EI-301e · Module 2
Threat Wargaming
3 min read
Wargaming is the practice of simulating threat scenarios to test response playbooks and discover gaps in preparation. A threat wargame convenes the response team, presents a realistic threat scenario (based on actual early warning indicators and threat intelligence), and asks them to execute the contingency playbook in a simulated environment.

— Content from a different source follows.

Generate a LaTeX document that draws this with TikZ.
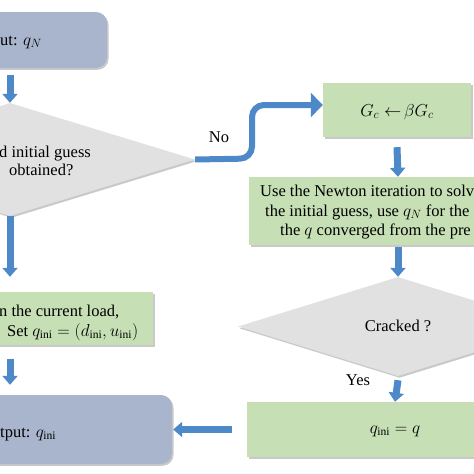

The simulation reveals: whether the playbook is actually executable, where decision bottlenecks exist, which information gaps prevent effective response, and whether the team can coordinate under pressure.
Do This
- Conduct a wargame for each high-priority threat at least once per year — playbooks that are never tested are theoretical, not operational
- Use realistic scenarios based on actual threat intelligence — the wargame should feel plausible, not hypothetical
- Include cross-functional participants: product, engineering, sales, marketing, and leadership — threat response is not a single-team activity
- Document gaps discovered during the wargame and update the playbook immediately
Avoid This
- Skip wargaming because "we know what we would do" — untested assumptions fail under pressure
- Use the same scenario every time — vary the threat specifics to test different aspects of the response
- Treat the wargame as a pass/fail exercise — every wargame produces learning, and the goal is to identify gaps, not to prove competence
The most valuable wargaming output is not the simulation result — it is the list of improvements to the contingency playbook. Every wargame reveals assumptions that do not hold under pressure, communication paths that are too slow, and decision points that require information the team does not have. These discoveries, incorporated into the playbook, make the next real response more effective. Wargaming is playbook maintenance disguised as a team exercise.